Dr Giuseppe Telesca, European University Institute Florence

"15 years from the Global Financial Crisis. What memory is left?"
Wednesday, 13 December. 11:00 am
Room 141 ASBS

Abstract

Interviewed by The Times in the wake of ‘Black Monday’, the biggest single-day stock market debacle in history recorded on 19 October 1987, John Kenneth Galbraith, economist and author of a celebrated history of the 1929 Wall Street crash, explained that “financial memory, from one period of sophisticated stupidity to the next lasts for about 15 years”. On 15 September 2023 we celebrated the 15th anniversary of the Lehman’s collapse, which marked the official beginning of the Global Financial Crisis (GFC). Was Galbraith right? Is it true that the memory of the Lehman collapse has faded away? And how recent events such Covid-19, Russia's invasion of Ukraine, or the Silicon Valley Bank (SVB) collapse have affected the memory of the 2008 financial crisis? Whether there are good reasons that justify historians’ reluctance to deal with a subject in which personal experience, collective memory and historical analysis are still difficult to disentangle, this work represents one of the first attempts to deal with the memory of the GFC from the perspective of historians.

Far from aiming at exploring the collective memory of the GFC as such, the paper targets the memory of financial agents, a delimitation which explains why the research is mainly based on two newspapers widely read by the global financial elite – the Financial Times and the Wall Street Journal – and on a limited sample of the many books devoted to the GFC.

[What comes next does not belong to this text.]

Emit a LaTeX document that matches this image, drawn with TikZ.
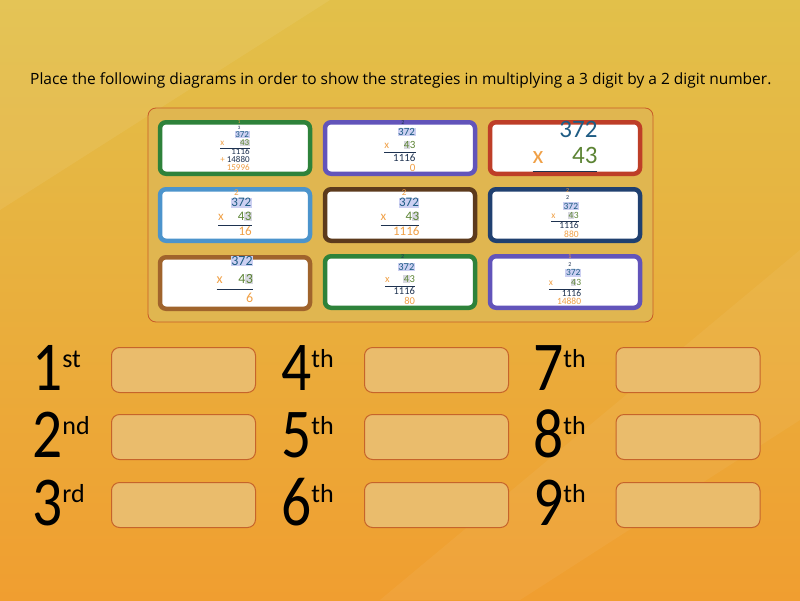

While results are still tentative, a few elements seem to emerge:

1) Despite what has been said about Covid-19 – a trauma that, in theory, should have erased from memory events such as the 2008 financial crisis – the data seem to suggest that the outbreak of the pandemic increased, rather than decreasing, references to the GFC;

2) The only period of proper engagement with the memory of the GFC seems to occur at the time of the SVB collapse (spring 2023). This confirms that past financial crises are more likely to be evoked in similar difficult circumstances;

3) Evocation of the 2008 crisis at the outbreak of Covid-19 (point 1), without engagement with its memory, except for spring 2023 (point 2), could mean that the 2008 GFC, rather than being remembered as an event per se, has come to represent a turning point from an era of optimism to one of 'polycrisis';

4) The ‘memory boom’ of the GFC, occurring in 2020–21, has been followed by a wave of recollection of the 1970s crisis in 2021–22, linked to the inflationary effects brought about by the post Covid-19 recovery and the rise in energy prices due to Russia’s invasion of Ukraine. This phenomenon has created a ‘memory clash’ between two historical analogies – the 2008 financial crisis and the 1970s crisis – bearing very different lessons for today’s policymakers

Bio

 

Giuseppe Telesca is research fellow at the Robert Schuman Centre for Advanced Studies, European University Institute, Florence, where he works on the ERC-funded project: ‘The Memory of Financial Crises: Financial Actors and Global Risk’. He has co-edited, with Youssef Cassis, Financial Elites and European Banking. Historical Perspectives (OUP, 2018) and has published on the memory of financial crises, the evolution of financial elites, the history of the Italian banking system, and the relationship between sport and business.